**Data in this exercise**
■ ■ ■ ■ ■ ■ ■

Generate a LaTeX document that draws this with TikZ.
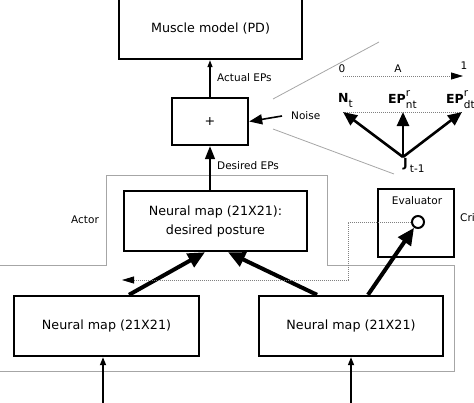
\documentclass[tikz,border=0pt]{standalone}
\usepackage{fontspec}
\setmainfont{DejaVu Sans}
\usetikzlibrary{arrows.meta}

\newcommand{\supsub}[2]{\makebox[0pt][l]{\raisebox{7pt}{\fontsize{10.5}{10.5}\mdseries #1}}\raisebox{-5pt}{\fontsize{10.5}{10.5}\mdseries #2}}
\newcommand{\subonly}[1]{\raisebox{-5pt}{\fontsize{10.5}{10.5}\mdseries #1}}

\tikzset{
	bigbox/.style = {draw = black, shape = rectangle, line width = 2.4pt,
					 align = center, inner sep = 0pt,
					 font = \fontsize{12.7}{19}\selectfont},
	smalltext/.style = {inner sep = 0pt, font = \fontsize{10.5}{12}\selectfont},
	insettext/.style = {inner sep = 0pt, font = \fontsize{12.5}{14}\selectfont\bfseries},
	dot/.style = {draw = black, shape = circle, line width = 2pt,
				  minimum size = 12pt, inner sep = 0pt},
	regionline/.style = {draw = gray!70, line width = 0.8pt},
	zoomline/.style = {draw = gray!70, line width = 0.8pt},
	dotline/.style = {draw = gray, line width = 0.8pt, dash pattern = on 1pt off 1pt},
	thinarrow/.style = {line width = 1.2pt, -{Triangle[length=7pt, width=5pt]}},
	inarrow/.style = {line width = 1.6pt, -{Triangle[length=8pt, width=6pt]}},
	midarrow/.style = {line width = 1.6pt, -{Triangle[length=13pt, width=10pt]}},
	fatarrow/.style = {line width = 4pt, -{Triangle[length=17pt, width=15pt]}},
	vecarrow/.style = {line width = 2.6pt, -{Triangle[length=14pt, width=12pt]}},
	dottip/.style = {-{Triangle[length = 12pt, width = 7pt, color = black]}}
}

\begin{document}
\begin{tikzpicture}[x = 1pt, y = -1pt]

	\useasboundingbox (0,0) rectangle (474,402);
	\clip (0,0) rectangle (474,402);

	% actor region
	\draw[regionline] (-5,265) -- (106,265) -- (106,175) -- (327,175)
			-- (327,265) -- (454,265) -- (454,371) -- (-5,371);

	\draw (210.5,28.5) node[bigbox,
					 minimum width = 183,
					 minimum height = 61] (muscle) {Muscle model (PD)};

	\draw (210,121.5) node[bigbox,
					 minimum width = 76,
					 minimum height = 47] (sum) {+};

	\draw (215.5,221) node[bigbox,
					 minimum width = 183,
					 minimum height = 60] (posture) {Neural map (21X21):\\desired posture};

	\draw (416,223) node[bigbox,
					 minimum width = 76,
					 minimum height = 68] (evalbox) {};
	\draw (417,201) node[smalltext] (evallabel) {Evaluator};
	\draw (418,222) node[dot] (dot) {};

	\draw (106.5,326) node[bigbox,
					 minimum width = 185,
					 minimum height = 60] (leftmap) {Neural map (21X21)};

	\draw (351,326) node[bigbox,
					 minimum width = 184,
					 minimum height = 60] (rightmap) {Neural map (21X21)};

	% labels
	\draw (85,220) node[smalltext] (actor) {Actor};
	\draw (460,218) node[smalltext, anchor = west] (critic) {Critic};
	\draw (217,78) node[smalltext, anchor = west] (actual) {Actual EPs};
	\draw (217,166) node[smalltext, anchor = west] (desired) {Desired EPs};
	\draw (291,116) node[smalltext, anchor = west] (noise) {Noise};

	% signal flow
	\draw[thinarrow] (sum.north) -- (sum.north |- muscle.south);
	\draw[midarrow] (posture.north -| sum.south) -- (sum.south);
	\draw[midarrow] ([xshift = -9]noise.west) -- (sum.east);

	\draw[fatarrow] ([xshift = 22.5]leftmap.north) -- ([xshift = -10.5]posture.south);
	\draw[fatarrow] ([xshift = -34]rightmap.north) -- ([xshift = 12.5]posture.south);
	\draw[fatarrow] ([xshift = 17]rightmap.north) -- (dot);

	\coordinate (inleft) at (103,410);
	\coordinate (inright) at (351,410);
	\draw[inarrow] (inleft) -- (inleft |- leftmap.south);
	\draw[inarrow] (inright) -- (rightmap.south);

	% critic feedback
	\coordinate (bend) at (348,280);
	\coordinate (back) at (122,280);
	\draw[dotline, dottip] (dot.west) -| (bend) -- (back);

	% zoom of the sum
	\draw[zoomline] (273,99) -- (379,42);
	\draw[zoomline] (273,129) -- (394,174);

	\coordinate (a0) at (343,76);
	\coordinate (a1) at (463,76);
	\draw[dotline, dottip] (a0) -- (a1);
	\draw (342,69) node[smalltext] (zero) {0};
	\draw (398,69) node[smalltext] (alabel) {A};
	\draw (464,66) node[smalltext] (one) {1};

	\coordinate (jt) at (403,157);
	\coordinate (nt) at (343,112);
	\coordinate (ep) at (403,112);
	\coordinate (dt) at (462,112);
	\draw[dotline] (nt) -- (dt);
	\draw[vecarrow] (jt) -- (nt);
	\draw[vecarrow] (jt) -- (ep);
	\draw[vecarrow] (jt) -- (dt);

	\draw (338,100) node[insettext, anchor = west] (nlabel) {N\subonly{t}};
	\draw (388,100) node[insettext, anchor = west] (eplabel) {EP\supsub{r}{nt}};
	\draw (446,100) node[insettext, anchor = west] (dtlabel) {EP\supsub{r}{dt}};
	\draw (403,165) node[insettext, anchor = west] (jlabel) {J\,\subonly{t-1}};

\end{tikzpicture}
\end{document}
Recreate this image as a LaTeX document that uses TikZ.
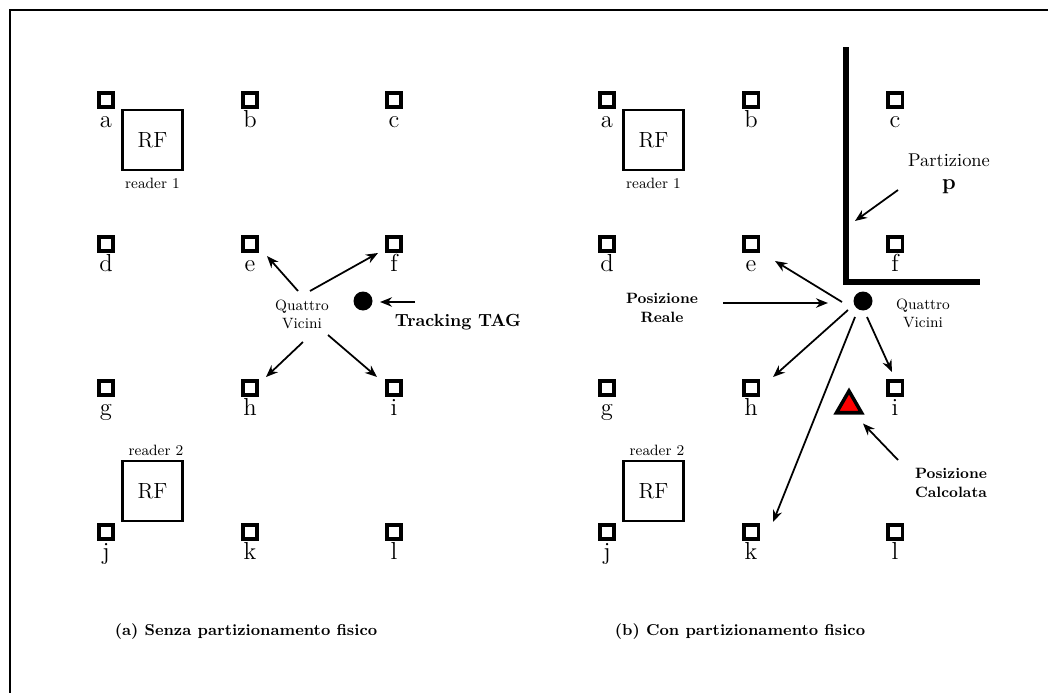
\documentclass[tikz,border=0pt]{standalone}
\usepackage{tikz}
\usetikzlibrary{arrows.meta,positioning,calc,shapes.geometric}
\tikzset{
  >={Stealth[length=2.4mm,width=1.9mm]},
  frame/.style={draw=black,line width=1.7pt},
  tagsq/.style={draw=black,line width=2pt,fill=white,minimum size=0.29cm,inner sep=0pt},
  lbl/.style={font=\fontsize{14}{16}\selectfont,anchor=base,inner sep=0pt},
  rfbox/.style={draw=black,line width=1.2pt,minimum size=1.2cm,inner sep=0pt,font=\fontsize{12.5}{14}\selectfont},
  rdlbl/.style={font=\fontsize{8.5}{10}\selectfont,inner sep=1pt},
  tagdot/.style={circle,fill=black,minimum size=0.38cm,inner sep=0pt},
  note/.style={font=\fontsize{8.5}{10.2}\selectfont,align=center},
  bnote/.style={font=\fontsize{8.5}{10.4}\selectfont\bfseries,align=center},
  subcap/.style={font=\fontsize{9}{11}\selectfont\bfseries},
  ptr/.style={->,line width=1pt},
  wall/.style={line width=3.4pt},
}
\newcommand{\tagsq}[3]{\node[tagsq] (#1) at (#2) {};\node[lbl] at ($(#1)+(0,27)$) {#3};}

\begin{document}
\begin{tikzpicture}[x=0.02cm,y=-0.02cm]
  \useasboundingbox (0,0) rectangle (1048,693);
  \draw[frame] (10,693) |- (1048,10);

  % (a) senza partizione
  \tagsq{a1}{106,100}{a}\tagsq{b1}{250,100}{b}\tagsq{c1}{394,100}{c}
  \tagsq{d1}{106,244}{d}\tagsq{e1}{250,244}{e}\tagsq{f1}{394,244}{f}
  \tagsq{g1}{106,388}{g}\tagsq{h1}{250,388}{h}\tagsq{i1}{394,388}{i}
  \tagsq{j1}{106,532}{j}\tagsq{k1}{250,532}{k}\tagsq{l1}{394,532}{l}
  \node[rfbox] (rf1a) at (152.5,140) {RF};
  \node[rdlbl,below=0.1cm of rf1a] {reader 1};
  \node[rfbox] (rf2a) at (152.5,491) {RF};
  \node[rdlbl,above=1pt of rf2a,xshift=2pt] {reader 2};
  \node[tagdot] (dot1) at (363,301) {};
  \node[note] (qv1) at (302,314) {Quattro\\Vicini};
  \node[font=\fontsize{10}{12}\selectfont\bfseries] (tt1) at (458,322) {Tracking TAG};
  \draw[ptr] ($(qv1)+(-4,-23)$) -- ($(e1)+(17,12)$);
  \draw[ptr] ($(qv1)+(8,-23)$) -- ($(f1)+(-16,9)$);
  \draw[ptr] ($(qv1)+(1,28)$) -- ($(h1)+(16,-11)$);
  \draw[ptr] ($(qv1)+(26,21)$) -- ($(i1)+(-17,-11)$);
  \draw[ptr] ($(tt1)+(-43,-20)$) -- ($(dot1)+(17,1)$);
  \node[subcap] (cap1) at (246,632) {(a) Senza partizionamento fisico};

  % (b) con partizione
  \tagsq{a2}{607,100}{a}\tagsq{b2}{751,100}{b}\tagsq{c2}{895,100}{c}
  \tagsq{d2}{607,244}{d}\tagsq{e2}{751,244}{e}\tagsq{f2}{895,244}{f}
  \tagsq{g2}{607,388}{g}\tagsq{h2}{751,388}{h}\tagsq{i2}{895,388}{i}
  \tagsq{j2}{607,532}{j}\tagsq{k2}{751,532}{k}\tagsq{l2}{895,532}{l}
  \node[rfbox] (rf1b) at (653.5,140) {RF};
  \node[rdlbl,below=0.1cm of rf1b] {reader 1};
  \node[rfbox] (rf2b) at (653.5,491) {RF};
  \node[rdlbl,above=1pt of rf2b,xshift=2pt] {reader 2};
  \draw[wall] (846,47) |- (980,282);
  \coordinate (wallp) at (855,221);
  \node[font=\fontsize{10.5}{13}\selectfont,align=center] (pt2) at (949,174) {Partizione\\{\fontsize{12.5}{13}\selectfont\bfseries p}};
  \node[tagdot] (dot2) at (863,301) {};
  \node[note] (qv2) at (923,313) {Quattro\\Vicini};
  \node[bnote] (pr2) at (662,308) {Posizione\\Reale};
  \node[regular polygon,regular polygon sides=3,draw=black,fill=red,line width=2pt,minimum size=0.58cm,inner sep=0pt] (tri) at (849,405.5) {};
  \node[bnote] (pc2) at (951,483) {Posizione\\Calcolata};
  \draw[ptr] ($(dot2)+(-21,1)$) -- ($(e2)+(24,17)$);
  \draw[ptr] ($(dot2)+(-15,9)$) -- ($(h2)+(22,-11)$);
  \draw[ptr] ($(dot2)+(4,16)$) -- ($(i2)+(-3,-16)$);
  \draw[ptr] ($(dot2)+(-8,16)$) -- ($(k2)+(22,-10)$);
  \draw[ptr] ($(pr2)+(61,-5)$) -- ($(dot2)+(-35,2)$);
  \draw[ptr] ($(pt2)+(-51,16)$) -- (wallp);
  \draw[ptr] ($(pc2)+(-53,-23)$) -- ($(tri)+(14,18)$);
  \node[subcap] (cap2) at (740,632) {(b) Con partizionamento fisico};
\end{tikzpicture}
\end{document}
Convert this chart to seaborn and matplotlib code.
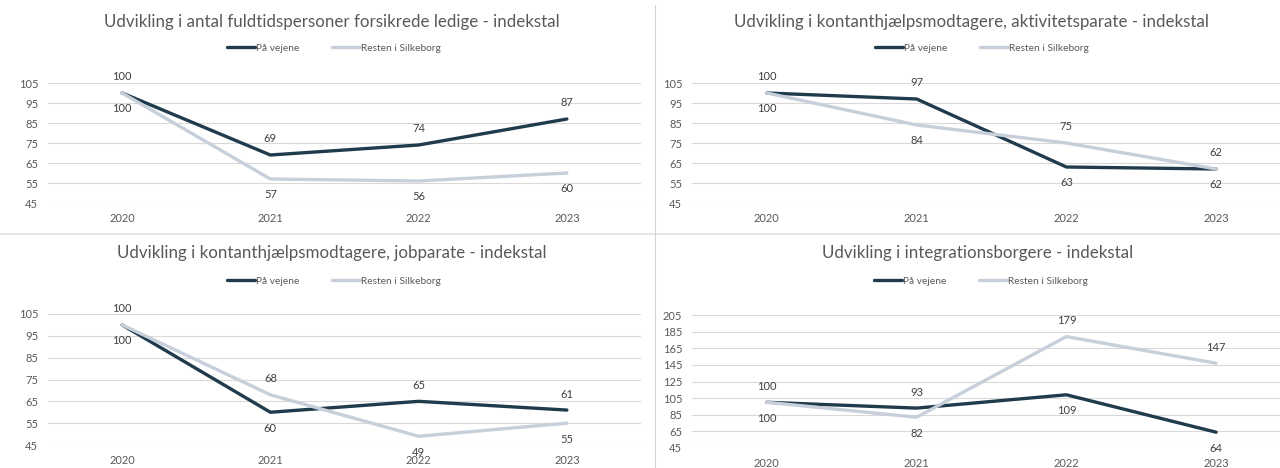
import pandas as pd
import matplotlib
matplotlib.use("Agg")
import matplotlib.pyplot as plt
import seaborn as sns
from matplotlib.lines import Line2D

sns.set_theme(style="white")
plt.rcParams['font.family'] = ['Lato', 'DejaVu Sans']

# ------------------------------------------------------------------
# DATA
# ------------------------------------------------------------------
years = [2020, 2021, 2022, 2023]
series_names = ['På vejene', 'Resten i Silkeborg']

ledige_vejene = [100, 69, 74, 87]
ledige_resten = [100, 57, 56, 60]
aktivitet_vejene = [100, 97, 63, 62]
aktivitet_resten = [100, 84, 75, 62]
jobparat_vejene = [100, 60, 65, 61]
jobparat_resten = [100, 68, 49, 55]
integration_vejene = [100, 93, 109, 64]
integration_resten = [100, 82, 179, 147]

titles = [
    'Udvikling i antal fuldtidspersoner forsikrede ledige - indekstal',
    'Udvikling i kontanthjælpsmodtagere, aktivitetsparate - indekstal',
    'Udvikling i kontanthjælpsmodtagere, jobparate - indekstal',
    'Udvikling i integrationsborgere - indekstal',
]
y_ticks_small = [45, 55, 65, 75, 85, 95, 105]
y_ticks_large = [45, 65, 85, 105, 125, 145, 165, 185, 205]

# ------------------------------------------------------------------
# STYLE / LAYOUT
# ------------------------------------------------------------------
W, H = 1280, 468
dark = '#203B4C'
light = '#C6CFDA'
palette = {series_names[0]: dark, series_names[1]: light}
text_col = '#595959'

# axes boxes in pixels: left, right, top, bottom
boxes = [
    (48, 641, 83, 203),
    (692, 1291, 83, 203),
    (48, 641, 314, 445),
    (692, 1291, 315, 448),
]
title_pos = [(332, 22), (971, 22), (332, 253), (978, 253)]
legend_pos = [(334, 48), (982, 48), (334, 281), (981, 281)]
# label placement (+1 above, -1 below) for each series per panel
placement = [
    ([1, 1, 1, 1], [-1, -1, -1, -1]),
    ([1, 1, -1, -1], [-1, -1, 1, 1]),
    ([1, -1, 1, 1], [-1, 1, -1, -1]),
    ([1, 1, -1, -1], [-1, -1, 1, 1]),
]

panels = [
    (ledige_vejene, ledige_resten, y_ticks_small),
    (aktivitet_vejene, aktivitet_resten, y_ticks_small),
    (jobparat_vejene, jobparat_resten, y_ticks_small),
    (integration_vejene, integration_resten, y_ticks_large),
]

fig = plt.figure(figsize=(W / 100, H / 100), dpi=100)

for i, (vejene, resten, yt) in enumerate(panels):
    l, r, t, b = boxes[i]
    ax = fig.add_axes([l / W, 1 - b / H, (r - l) / W, (b - t) / H])
    df = pd.DataFrame({
        'år': years * 2,
        'indeks': vejene + resten,
        'serie': [series_names[0]] * 4 + [series_names[1]] * 4,
    })
    sns.lineplot(data=df, x='år', y='indeks', hue='serie', palette=palette,
                 hue_order=series_names, linewidth=2.4, legend=False, ax=ax,
                 solid_joinstyle='round', solid_capstyle='round')
    ax.set_xlim(years[0] - 0.5, years[-1] + 0.5)
    ax.set_ylim(yt[0], yt[-1])
    ax.set_yticks(yt)
    ax.set_xticks(years)
    ax.set_xticklabels([str(y) for y in years])
    ax.yaxis.grid(True, color='#D9D9D9', linewidth=0.8)
    ax.set_axisbelow(True)
    for s in ax.spines.values():
        s.set_visible(False)
    ax.tick_params(axis='both', length=0, labelsize=8, labelcolor=text_col)
    ax.tick_params(axis='y', pad=7)
    ax.tick_params(axis='x', pad=7)
    ax.set_xlabel('')
    ax.set_ylabel('')

    for vals, sides in zip((vejene, resten), placement[i]):
        for x, v, s in zip(years, vals, sides):
            ax.annotate(str(v), (x, v), xytext=(0, 16 * s), textcoords='offset pixels',
                        ha='center', va='center', fontsize=8, color='#404040',
                        annotation_clip=False)

    cx, cy = title_pos[i]
    fig.text(cx / W, 1 - cy / H, titles[i], ha='center', va='center',
             fontsize=12.2, color=text_col)

    handles = [Line2D([], [], color=dark, lw=2.4), Line2D([], [], color=light, lw=2.4)]
    lx, ly = legend_pos[i]
    leg = ax.legend(handles, series_names, loc='center', ncol=2, frameon=False,
                    bbox_to_anchor=(lx / W, 1 - ly / H), bbox_transform=fig.transFigure,
                    fontsize=7.3, handlelength=2.8, handletextpad=0.1, columnspacing=3.2,
                    borderpad=0)
    for txt in leg.get_texts():
        txt.set_color(text_col)

# panel separators
fig.add_artist(Line2D([0, 1], [1 - 234 / H] * 2, transform=fig.transFigure,
                      color='#E6E6E6', lw=1.5))
fig.add_artist(Line2D([655 / W] * 2, [0, 1 - 5 / H], transform=fig.transFigure,
                      color='#D4D4D4', lw=0.8))

fig.savefig('out.png', dpi=100, facecolor='white')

■ ■ ■ ■ ■ ■ ■

Restate word for word the part that opens with the line containing "Recreate this image" and closes with the line containing "(10,693) |- (1048,10);", both ends included, and nothing else. Omit any images.

Recreate this image as a LaTeX document that uses TikZ.
\documentclass[tikz,border=0pt]{standalone}
\usepackage{tikz}
\usetikzlibrary{arrows.meta,positioning,calc,shapes.geometric}
\tikzset{
  >={Stealth[length=2.4mm,width=1.9mm]},
  frame/.style={draw=black,line width=1.7pt},
  tagsq/.style={draw=black,line width=2pt,fill=white,minimum size=0.29cm,inner sep=0pt},
  lbl/.style={font=\fontsize{14}{16}\selectfont,anchor=base,inner sep=0pt},
  rfbox/.style={draw=black,line width=1.2pt,minimum size=1.2cm,inner sep=0pt,font=\fontsize{12.5}{14}\selectfont},
  rdlbl/.style={font=\fontsize{8.5}{10}\selectfont,inner sep=1pt},
  tagdot/.style={circle,fill=black,minimum size=0.38cm,inner sep=0pt},
  note/.style={font=\fontsize{8.5}{10.2}\selectfont,align=center},
  bnote/.style={font=\fontsize{8.5}{10.4}\selectfont\bfseries,align=center},
  subcap/.style={font=\fontsize{9}{11}\selectfont\bfseries},
  ptr/.style={->,line width=1pt},
  wall/.style={line width=3.4pt},
}
\newcommand{\tagsq}[3]{\node[tagsq] (#1) at (#2) {};\node[lbl] at ($(#1)+(0,27)$) {#3};}

\begin{document}
\begin{tikzpicture}[x=0.02cm,y=-0.02cm]
  \useasboundingbox (0,0) rectangle (1048,693);
  \draw[frame] (10,693) |- (1048,10);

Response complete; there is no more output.